Court of Appeals addresses valuation of a closely held business

Posted Wednesday, November 28th, 2018 by Gregory Forman
Filed under Equitable Distribution/Property Division, Of Interest to Family Court Litigants, Of Interest to Family Law Attorneys, South Carolina Appellate Decisions, South Carolina Specific

The November 28, 2018 Court of Appeals opinion in Clark v. Clark, 423 S.C. 596, 815 S.E.2d 772 (Ct. App. 2018), is one more data point in the confusion that is South Carolina transmutation litigation. Clark further addresses how one values the minority shares of a closely held business.

The primary issue on appeal involved identifying the marital portion and valuing PCI, a business owned by Husband’s parents at the time of the parties’ marriage. After Husband’s mother died, his father obtained a 75% interest in the business with his sister controlling 25%. Litigation ensued between his father and sister, resulting in his father gifting Husband his 75% interest and sister selling her 25% interest back to the business. Subsequently Wife, concerned about protecting their children’s inheritance should anything happen to Husband, asked Husband to gift her 25% of the shares in the business, which Husband did. At the time of this gift, Wife signed an acknowledgment that the agreement could not be construed as giving Wife “any right to be awarded any further stock other than in the sole discretion of the Board of Directors of the Company.” After Husband discovered Wife in an adulterous relationship with a PCI employee, he fired Wife and the employee and this marital litigation commenced.

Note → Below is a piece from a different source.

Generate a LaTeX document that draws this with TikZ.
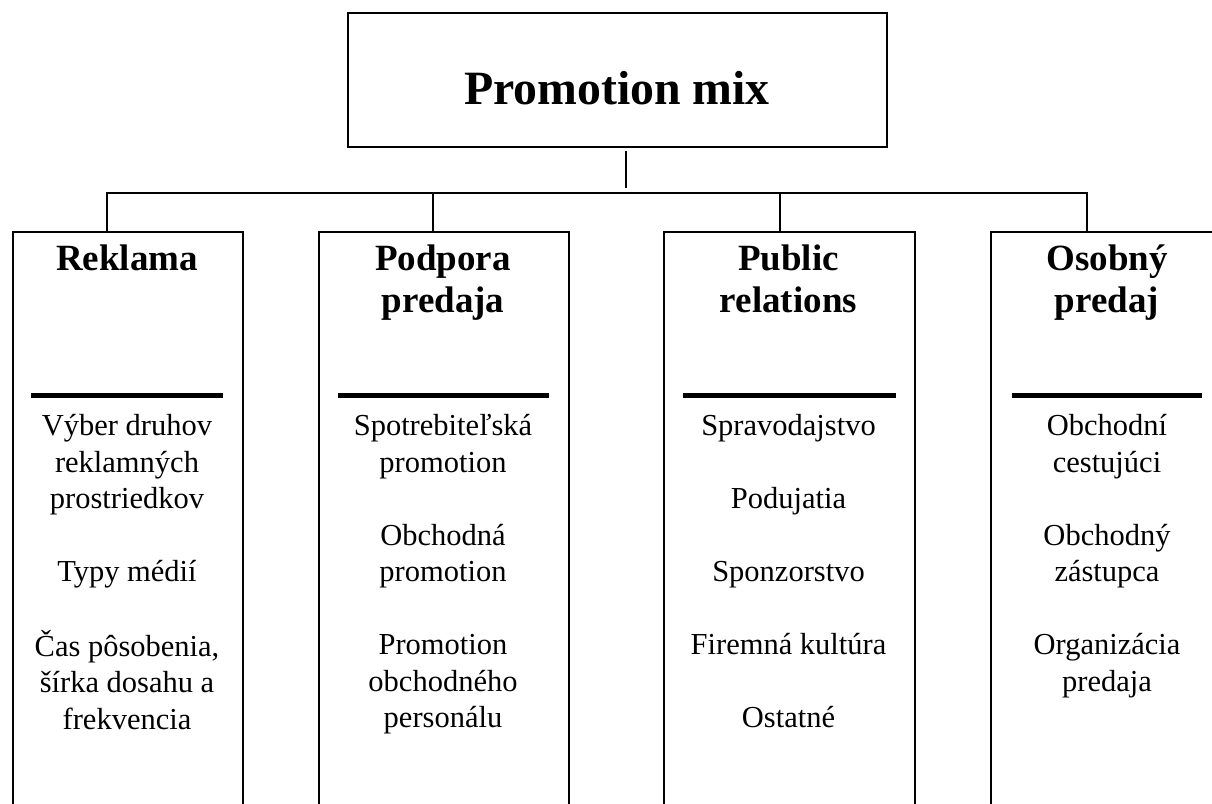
\documentclass[tikz,border=0pt]{standalone}
\usepackage{fontspec}
\setmainfont{Liberation Serif}
\begin{document}
\begin{tikzpicture}[x=1pt,y=-1pt,
  line width=1.6pt,
  colbox/.style={draw, line width=1.6pt, minimum width=#1, minimum height=650pt, anchor=north west, inner sep=0pt},
  conn/.style={draw, line width=1.6pt},
  rulebar/.style={line width=5pt},
  head/.style={anchor=north, inner sep=0pt, align=center, font=\fontsize{37}{42}\selectfont\bfseries},
  body/.style={anchor=north, inner sep=0pt, align=center, font=\fontsize{30.5}{36.5}\selectfont}]
\fill[white] (0,0) rectangle (1212,803);
\clip (0,0) rectangle (1212,803);
% top box
\node[draw, line width=1.6pt, minimum width=539pt, minimum height=134pt, inner sep=0pt] (top) at (617.5,80) {};
\node[font=\fontsize{47.8}{56}\selectfont\bfseries, anchor=base, inner sep=0pt] (title) at (617,104) {Promotion mix};
% columns
\node[colbox=230pt] (c1) at (12,231) {};
\node[colbox=250pt] (c2) at (318,231) {};
\node[colbox=251pt] (c3) at (663,231) {};
\node[colbox=234pt] (c4) at (990,231) {};
% connector points
\coordinate (hub) at (626,193);
\coordinate (d1) at (107,193);
\coordinate (d2) at (433,193);
\coordinate (d3) at (780,193);
\coordinate (d4) at (1087,193);
\draw[conn] ([yshift=-3pt]top.south -| hub) -- ([yshift=5pt]hub);
\draw[conn] (d1 |- c1.north) -- (d1) -- (d4) -- (d4 |- c4.north);
\draw[conn] (d2) -- (d2 |- c2.north);
\draw[conn] (d3) -- (d3 |- c3.north);
% headers
\node[head] (h1) at (127,240.6) {\strut Reklama};
\node[head] (h2) at (443,240.6) {\strut Podpora\\predaja};
\node[head] (h3) at (788.5,240.6) {\strut Public\\relations};
\node[head] (h4) at (1107,240.6) {\strut Osobný\\predaj};
% thick rules
\draw[rulebar] (31,395) -- (223,395);
\draw[rulebar] (338,395) -- (549,395);
\draw[rulebar] (683,395) -- (896,395);
\draw[rulebar] (1012,395) -- (1202,395);
% body texts
\node[body] (t1) at (127,409.45) {\strut Výber druhov\\reklamných\\prostriedkov\\\strut\\Typy médií\\\strut\\Čas pôsobenia,\\šírka dosahu a\\frekvencia};
\node[body] (t2) at (443,409.45) {\strut Spotrebiteľská\\promotion\\\strut\\Obchodná\\promotion\\\strut\\Promotion\\obchodného\\personálu};
\node[body] (t3) at (788.5,409.45) {\strut Spravodajstvo\\\strut\\Podujatia\\\strut\\Sponzorstvo\\\strut\\Firemná kultúra\\\strut\\Ostatné};
\node[body] (t4) at (1107,409.45) {\strut Obchodní\\cestujúci\\\strut\\Obchodný\\zástupca\\\strut\\Organizácia\\predaja};
\end{tikzpicture}
\end{document}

At trial Wife claimed 100% of PCI was marital. The family court determined that only the 25% interest gifted to Wife was marital. The Court of Appeals affirmed, finding Husband’s testimony
regarding Father’s gift, coupled with the evidence of Wife’s stock transfer agreement that restricted the terms of Wife’s 25% interest in PCI, sufficient to prove Husband’s interest in PCI was not marital property.

In valuing Wife’s 25% interest–which the family court awarded to Husband–the trial court accepted, and the Court of Appeals approved, the valuation of the PCI provided by Husband’s expert. However it partially reversed the discounting this expert provided for determining the value of Wife’s minority interest. Husband’s expert applied both a marketability discount and a minority or lack of control discount. Wife believed neither discount was appropriate because Husband would now control 100% of the asset. Because Husband had no plans to sell PCI, the Court of Appeals reversed the family court’s application of a 25% marketability discount. However the Court of Appeals affirmed the use of a minority or lack of control discount, finding that the proper valuation was of Wife’s 25% share, and not 25% of the fair market value of the whole company. It reduced the discounting of Wife’s shares from 44% to 30%.

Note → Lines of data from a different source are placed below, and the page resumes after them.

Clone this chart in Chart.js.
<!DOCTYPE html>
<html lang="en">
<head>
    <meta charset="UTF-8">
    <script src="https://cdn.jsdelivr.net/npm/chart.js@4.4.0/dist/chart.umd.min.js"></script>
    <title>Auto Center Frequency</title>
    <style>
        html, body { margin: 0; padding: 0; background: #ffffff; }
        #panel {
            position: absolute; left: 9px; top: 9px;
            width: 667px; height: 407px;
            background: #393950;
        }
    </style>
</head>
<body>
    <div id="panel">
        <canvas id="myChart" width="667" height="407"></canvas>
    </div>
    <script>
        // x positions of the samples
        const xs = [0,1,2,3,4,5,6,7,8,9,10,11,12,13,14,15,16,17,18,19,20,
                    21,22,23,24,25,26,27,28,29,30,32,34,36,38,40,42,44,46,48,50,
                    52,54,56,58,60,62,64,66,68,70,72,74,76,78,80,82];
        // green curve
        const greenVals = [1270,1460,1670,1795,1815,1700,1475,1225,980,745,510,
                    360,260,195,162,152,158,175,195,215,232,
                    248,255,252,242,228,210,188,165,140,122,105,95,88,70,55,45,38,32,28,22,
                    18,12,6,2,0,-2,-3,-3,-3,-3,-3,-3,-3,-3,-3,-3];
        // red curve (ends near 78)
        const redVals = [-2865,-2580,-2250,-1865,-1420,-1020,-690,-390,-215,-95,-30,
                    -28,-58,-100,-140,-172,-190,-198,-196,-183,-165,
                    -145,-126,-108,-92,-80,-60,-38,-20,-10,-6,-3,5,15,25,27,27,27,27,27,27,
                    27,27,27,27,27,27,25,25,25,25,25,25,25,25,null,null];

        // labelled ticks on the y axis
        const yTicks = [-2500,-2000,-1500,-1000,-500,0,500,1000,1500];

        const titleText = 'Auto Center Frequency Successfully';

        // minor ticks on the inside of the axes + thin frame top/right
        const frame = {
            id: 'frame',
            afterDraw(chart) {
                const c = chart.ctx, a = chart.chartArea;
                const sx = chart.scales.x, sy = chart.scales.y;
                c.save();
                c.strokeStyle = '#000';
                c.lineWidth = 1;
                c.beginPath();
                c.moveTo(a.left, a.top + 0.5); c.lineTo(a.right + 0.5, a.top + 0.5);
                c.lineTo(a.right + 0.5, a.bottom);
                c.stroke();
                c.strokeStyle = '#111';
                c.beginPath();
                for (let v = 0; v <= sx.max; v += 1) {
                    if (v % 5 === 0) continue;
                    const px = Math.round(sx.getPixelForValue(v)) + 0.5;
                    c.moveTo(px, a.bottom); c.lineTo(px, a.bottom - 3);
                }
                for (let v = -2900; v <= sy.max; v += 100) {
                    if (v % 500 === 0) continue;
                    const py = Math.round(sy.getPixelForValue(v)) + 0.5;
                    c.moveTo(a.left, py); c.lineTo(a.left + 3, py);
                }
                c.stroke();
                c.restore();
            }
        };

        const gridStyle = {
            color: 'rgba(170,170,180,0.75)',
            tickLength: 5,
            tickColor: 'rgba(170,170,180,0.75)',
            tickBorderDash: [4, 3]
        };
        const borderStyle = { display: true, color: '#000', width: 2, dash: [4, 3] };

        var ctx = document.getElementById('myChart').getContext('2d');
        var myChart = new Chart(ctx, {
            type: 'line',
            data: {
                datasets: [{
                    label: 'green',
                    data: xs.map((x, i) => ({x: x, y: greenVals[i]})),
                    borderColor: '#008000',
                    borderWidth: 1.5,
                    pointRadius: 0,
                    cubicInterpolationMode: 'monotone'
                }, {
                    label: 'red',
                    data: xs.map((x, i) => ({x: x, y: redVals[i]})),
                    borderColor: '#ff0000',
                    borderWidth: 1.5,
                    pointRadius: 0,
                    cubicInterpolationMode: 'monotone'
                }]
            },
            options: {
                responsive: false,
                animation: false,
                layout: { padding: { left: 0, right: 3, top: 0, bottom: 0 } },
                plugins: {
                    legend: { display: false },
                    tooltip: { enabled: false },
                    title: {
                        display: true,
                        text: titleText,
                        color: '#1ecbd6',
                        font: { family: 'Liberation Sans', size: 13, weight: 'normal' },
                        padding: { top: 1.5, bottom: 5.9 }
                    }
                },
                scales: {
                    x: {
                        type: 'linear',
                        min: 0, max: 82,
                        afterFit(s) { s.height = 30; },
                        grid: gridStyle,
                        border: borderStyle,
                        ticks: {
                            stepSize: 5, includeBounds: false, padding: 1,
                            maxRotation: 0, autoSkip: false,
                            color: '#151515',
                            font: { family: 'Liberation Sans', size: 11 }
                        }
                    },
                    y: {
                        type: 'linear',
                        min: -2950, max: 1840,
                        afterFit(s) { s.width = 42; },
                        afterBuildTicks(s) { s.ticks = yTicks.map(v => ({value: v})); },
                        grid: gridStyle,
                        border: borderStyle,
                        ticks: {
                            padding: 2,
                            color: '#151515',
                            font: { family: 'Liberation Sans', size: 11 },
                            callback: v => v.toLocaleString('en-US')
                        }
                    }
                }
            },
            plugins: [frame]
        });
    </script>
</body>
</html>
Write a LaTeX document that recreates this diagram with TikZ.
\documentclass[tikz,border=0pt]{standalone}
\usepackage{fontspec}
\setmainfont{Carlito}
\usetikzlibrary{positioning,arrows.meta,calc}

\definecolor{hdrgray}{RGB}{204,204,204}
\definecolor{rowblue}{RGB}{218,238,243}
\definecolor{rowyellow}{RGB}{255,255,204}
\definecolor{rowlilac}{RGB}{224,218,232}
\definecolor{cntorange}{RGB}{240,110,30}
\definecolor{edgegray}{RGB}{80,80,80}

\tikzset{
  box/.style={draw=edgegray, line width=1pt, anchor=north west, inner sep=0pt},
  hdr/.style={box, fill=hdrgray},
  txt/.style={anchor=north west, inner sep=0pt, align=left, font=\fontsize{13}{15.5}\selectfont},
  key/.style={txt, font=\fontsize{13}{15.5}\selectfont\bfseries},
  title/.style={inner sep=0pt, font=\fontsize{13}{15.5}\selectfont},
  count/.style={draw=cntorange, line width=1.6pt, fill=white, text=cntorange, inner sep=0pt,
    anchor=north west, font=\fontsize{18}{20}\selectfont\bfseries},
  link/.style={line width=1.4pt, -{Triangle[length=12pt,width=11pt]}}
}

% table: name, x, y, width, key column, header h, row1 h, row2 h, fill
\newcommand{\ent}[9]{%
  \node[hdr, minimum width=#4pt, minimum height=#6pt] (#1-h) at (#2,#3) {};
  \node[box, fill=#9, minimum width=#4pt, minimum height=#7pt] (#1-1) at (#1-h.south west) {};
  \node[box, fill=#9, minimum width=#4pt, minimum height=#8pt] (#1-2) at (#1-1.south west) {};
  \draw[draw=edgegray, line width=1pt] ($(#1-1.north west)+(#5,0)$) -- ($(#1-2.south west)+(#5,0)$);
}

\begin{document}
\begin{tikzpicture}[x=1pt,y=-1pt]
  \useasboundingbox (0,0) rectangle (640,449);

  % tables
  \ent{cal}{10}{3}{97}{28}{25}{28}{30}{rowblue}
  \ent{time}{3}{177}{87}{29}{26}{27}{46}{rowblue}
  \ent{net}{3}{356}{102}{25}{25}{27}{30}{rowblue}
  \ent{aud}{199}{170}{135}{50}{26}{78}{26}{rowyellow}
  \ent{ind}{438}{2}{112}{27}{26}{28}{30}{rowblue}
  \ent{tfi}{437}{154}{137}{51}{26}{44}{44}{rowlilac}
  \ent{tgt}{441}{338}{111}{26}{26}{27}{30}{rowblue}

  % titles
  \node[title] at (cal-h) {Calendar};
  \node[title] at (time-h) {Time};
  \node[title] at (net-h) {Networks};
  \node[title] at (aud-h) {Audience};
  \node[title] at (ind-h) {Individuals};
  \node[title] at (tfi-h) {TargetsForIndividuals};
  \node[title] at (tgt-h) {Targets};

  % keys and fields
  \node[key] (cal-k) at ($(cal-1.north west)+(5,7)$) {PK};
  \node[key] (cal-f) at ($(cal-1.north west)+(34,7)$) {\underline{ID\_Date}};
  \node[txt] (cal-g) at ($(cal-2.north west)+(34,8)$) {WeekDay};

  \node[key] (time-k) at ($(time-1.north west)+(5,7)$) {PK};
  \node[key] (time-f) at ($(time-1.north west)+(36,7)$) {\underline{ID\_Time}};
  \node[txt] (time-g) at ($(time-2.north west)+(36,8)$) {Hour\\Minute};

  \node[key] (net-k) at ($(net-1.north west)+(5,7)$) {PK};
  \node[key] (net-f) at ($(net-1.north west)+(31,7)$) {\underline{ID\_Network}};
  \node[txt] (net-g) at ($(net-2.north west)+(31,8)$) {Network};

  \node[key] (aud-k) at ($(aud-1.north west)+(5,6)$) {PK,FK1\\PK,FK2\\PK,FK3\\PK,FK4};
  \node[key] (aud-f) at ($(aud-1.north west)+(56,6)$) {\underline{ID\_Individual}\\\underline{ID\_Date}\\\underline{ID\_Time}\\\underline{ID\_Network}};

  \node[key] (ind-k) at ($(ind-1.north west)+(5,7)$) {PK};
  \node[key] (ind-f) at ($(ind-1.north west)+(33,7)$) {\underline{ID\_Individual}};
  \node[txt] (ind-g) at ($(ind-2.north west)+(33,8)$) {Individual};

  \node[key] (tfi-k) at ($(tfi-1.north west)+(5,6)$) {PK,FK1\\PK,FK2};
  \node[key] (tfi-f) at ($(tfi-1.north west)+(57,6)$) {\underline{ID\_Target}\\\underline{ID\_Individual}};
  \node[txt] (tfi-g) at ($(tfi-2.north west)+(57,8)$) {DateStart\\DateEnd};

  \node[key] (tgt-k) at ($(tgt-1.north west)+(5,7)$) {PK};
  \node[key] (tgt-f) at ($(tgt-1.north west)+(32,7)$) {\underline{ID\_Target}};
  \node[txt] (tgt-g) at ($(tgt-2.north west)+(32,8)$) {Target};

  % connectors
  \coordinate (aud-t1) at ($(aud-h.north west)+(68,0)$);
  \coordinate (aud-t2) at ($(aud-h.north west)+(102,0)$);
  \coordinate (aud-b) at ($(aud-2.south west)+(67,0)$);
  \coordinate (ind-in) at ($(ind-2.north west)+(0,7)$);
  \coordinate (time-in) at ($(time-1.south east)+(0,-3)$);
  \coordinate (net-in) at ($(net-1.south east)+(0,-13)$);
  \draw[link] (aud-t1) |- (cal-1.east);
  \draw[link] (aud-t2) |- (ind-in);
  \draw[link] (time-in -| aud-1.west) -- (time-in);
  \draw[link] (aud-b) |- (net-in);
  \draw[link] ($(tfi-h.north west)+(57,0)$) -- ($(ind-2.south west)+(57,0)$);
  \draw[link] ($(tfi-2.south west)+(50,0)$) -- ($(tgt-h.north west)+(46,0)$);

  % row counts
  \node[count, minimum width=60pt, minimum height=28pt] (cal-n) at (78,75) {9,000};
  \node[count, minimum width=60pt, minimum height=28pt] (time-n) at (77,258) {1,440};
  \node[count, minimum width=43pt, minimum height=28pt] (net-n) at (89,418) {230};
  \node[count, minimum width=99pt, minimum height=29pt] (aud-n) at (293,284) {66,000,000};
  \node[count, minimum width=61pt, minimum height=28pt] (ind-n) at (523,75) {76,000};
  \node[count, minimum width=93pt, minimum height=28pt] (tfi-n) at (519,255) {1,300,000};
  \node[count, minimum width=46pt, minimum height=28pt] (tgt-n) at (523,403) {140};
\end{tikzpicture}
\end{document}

Given the unique facts of this case, I don’t find the Court of Appeals’ analysis on the minority discount convincing. If Wife’s 25% interest was not being transferred to the 75% owner, such a discount would be appropriate. If Wife’s 25% interest wasn’t already marital property, such a discount might be appropriate. But to treat the valuation of the marital portion of a business primarily owned by one party (and due to be solely owned by that party) as having the marketing problems associated with a minor shareholder does not seem justifiable.

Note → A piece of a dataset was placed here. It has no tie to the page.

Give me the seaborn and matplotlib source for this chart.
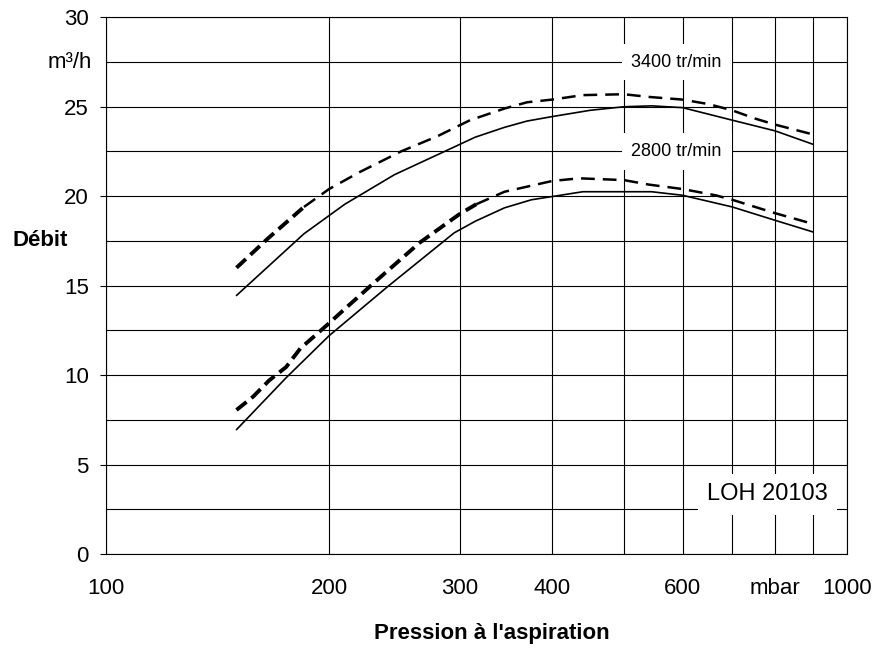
import numpy as np
import pandas as pd
import matplotlib
matplotlib.use("Agg")
import matplotlib.pyplot as plt
import matplotlib.transforms as mtransforms
from matplotlib.ticker import FixedLocator, NullFormatter
import seaborn as sns

# ---------------- data ----------------
p_3400_dash = [150, 165, 185, 200, 220, 250, 280, 310, 345, 370, 400, 440, 500, 540, 600, 650, 700, 750, 800, 900]
q_3400_dash = [16.0, 17.6, 19.4, 20.4, 21.35, 22.5, 23.35, 24.25, 24.9, 25.25, 25.4, 25.65, 25.7, 25.55, 25.4, 25.15, 24.8, 24.35, 24.0, 23.45]

p_3400_solid = [150, 185, 210, 245, 295, 315, 345, 370, 400, 450, 500, 545, 600, 700, 800, 900]
q_3400_solid = [14.45, 17.9, 19.55, 21.2, 22.75, 23.3, 23.85, 24.2, 24.45, 24.8, 25.0, 25.05, 24.95, 24.25, 23.65, 22.9]

p_2800_dash = [150, 158, 166, 175, 183, 192, 200, 212, 232, 265, 300, 316, 345, 400, 435, 500, 540, 600, 665, 700, 800, 900]
q_2800_dash = [8.05, 8.8, 9.7, 10.45, 11.5, 12.25, 12.9, 13.85, 15.3, 17.4, 19.0, 19.55, 20.25, 20.85, 21.0, 20.9, 20.65, 20.4, 20.05, 19.8, 19.05, 18.45]

p_2800_solid = [150, 175, 200, 240, 295, 315, 345, 375, 410, 440, 545, 600, 700, 800, 900]
q_2800_solid = [6.95, 9.85, 12.2, 14.95, 17.95, 18.6, 19.35, 19.8, 20.05, 20.25, 20.25, 20.05, 19.4, 18.65, 18.0]

x_tick_values = [100, 200, 300, 400, 600, 800, 1000]
x_tick_labels = ["100", "200", "300", "400", "600", "mbar", "1000"]
x_minor_values = [500, 700, 900]
y_tick_values = [0, 5, 10, 15, 20, 25, 30]
y_minor_values = [2.5, 7.5, 12.5, 17.5, 22.5, 27.5]

label_3400 = "3400 tr/min"
label_2800 = "2800 tr/min"
label_model = "LOH 20103"
x_title = "Pression à l'aspiration"
y_title = "Débit"
y_unit = "m³/h"

# thick-dash part lengths (number of points drawn with heavy dashes)
n_thick_3400 = 3
n_thick_2800 = 12

# ---------------- style ----------------
sns.set_theme(style="white")
plt.rcParams["font.family"] = ["Liberation Sans", "DejaVu Sans"]

fig = plt.figure(figsize=(8.8, 6.51), dpi=100)
ax = fig.add_axes([106 / 880, 1 - 554 / 651, 741 / 880, (554 - 17.3) / 651])

def df(x, y):
    return pd.DataFrame({"p": x, "q": y})

solid_kw = dict(color="black", linewidth=1.2, estimator=None, sort=False)
thin_dash = dict(color="black", linewidth=1.8, linestyle=(0, (5.5, 3.2)), estimator=None, sort=False)
thick_dash = dict(color="black", linewidth=2.8, linestyle=(0, (3.3, 1.6)), estimator=None, sort=False)

sns.lineplot(data=df(p_3400_solid, q_3400_solid), x="p", y="q", ax=ax, **solid_kw)
sns.lineplot(data=df(p_2800_solid, q_2800_solid), x="p", y="q", ax=ax, **solid_kw)

sns.lineplot(data=df(p_3400_dash[:n_thick_3400], q_3400_dash[:n_thick_3400]), x="p", y="q", ax=ax, **thick_dash)
sns.lineplot(data=df(p_3400_dash[n_thick_3400 - 1:], q_3400_dash[n_thick_3400 - 1:]), x="p", y="q", ax=ax, **thin_dash)
sns.lineplot(data=df(p_2800_dash[:n_thick_2800], q_2800_dash[:n_thick_2800]), x="p", y="q", ax=ax, **thick_dash)
sns.lineplot(data=df(p_2800_dash[n_thick_2800 - 1:], q_2800_dash[n_thick_2800 - 1:]), x="p", y="q", ax=ax, **thin_dash)

ax.set_xscale("log")
ax.set_xlim(100, 1000)
ax.set_ylim(0, 30)

ax.xaxis.set_major_locator(FixedLocator(x_tick_values))
ax.set_xticklabels(x_tick_labels)
ax.xaxis.set_minor_locator(FixedLocator(x_minor_values))
ax.xaxis.set_minor_formatter(NullFormatter())
ax.yaxis.set_major_locator(FixedLocator(y_tick_values))
ax.set_yticklabels([str(v) for v in y_tick_values])
ax.yaxis.set_minor_locator(FixedLocator(y_minor_values))
ax.yaxis.set_minor_formatter(NullFormatter())

ax.grid(True, which="both", color="black", linewidth=0.8)
ax.set_axisbelow(True)
for s in ax.spines.values():
    s.set_color("black")
    s.set_linewidth(0.8)
    s.set_visible(True)

ax.tick_params(axis="x", which="both", length=0, pad=17, labelsize=16, colors="black")
ax.tick_params(axis="y", which="major", length=4.5, width=0.8, direction="out", pad=8, labelsize=16, colors="black", left=True)
ax.tick_params(axis="y", which="minor", length=0)

ax.set_xlabel(x_title, fontsize=16, fontweight="bold", color="black", va="center")
ax.xaxis.set_label_coords((492 - 106) / 741, -(634 - 554) / 536.7)
ax.set_ylabel(y_title, fontsize=16, fontweight="bold", color="black", rotation=0, ha="left", va="center")
ax.yaxis.set_label_coords(-(106 - 12) / 741, 17.5 / 30)

trans = mtransforms.blended_transform_factory(ax.transAxes, ax.transData)
ax.text(-(106 - 92) / 741, 27.5, y_unit, transform=trans, ha="right", va="center", fontsize=16, color="black")

box = dict(boxstyle="square,pad=0.55", facecolor="white", edgecolor="none")
ax.text(589, 27.5, label_3400, ha="center", va="center", fontsize=13, color="black", bbox=box, zorder=5)
ax.text(589, 22.5, label_2800, ha="center", va="center", fontsize=13, color="black", bbox=box, zorder=5)
box2 = dict(boxstyle="square,pad=0.4", facecolor="white", edgecolor="none")
ax.text(781, 3.35, label_model, ha="center", va="center", fontsize=17, color="black", bbox=box2, zorder=5)

fig.savefig("out.png", dpi=100, facecolor="white")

Additionally, the Court of Appeals affirmed the family court’s refusal to award attorney’s fees to Wife. It also affirmed the family court determination of child support despite Wife’s argument that Husband under reported his income on his financial declaration. Wife’s only evidence to support this argument was the report of a forensic accounting expert, which the family court excluded because she did not provide it by the discovery deadline. Wife acknowledged at the motion to reconsider hearing that the report was properly excluded. It’s nice to have an appellate court opinion that affirms failure to comply with discovery deadlines can have consequences as such opinions discourage attorney’s from delaying their discovery responses.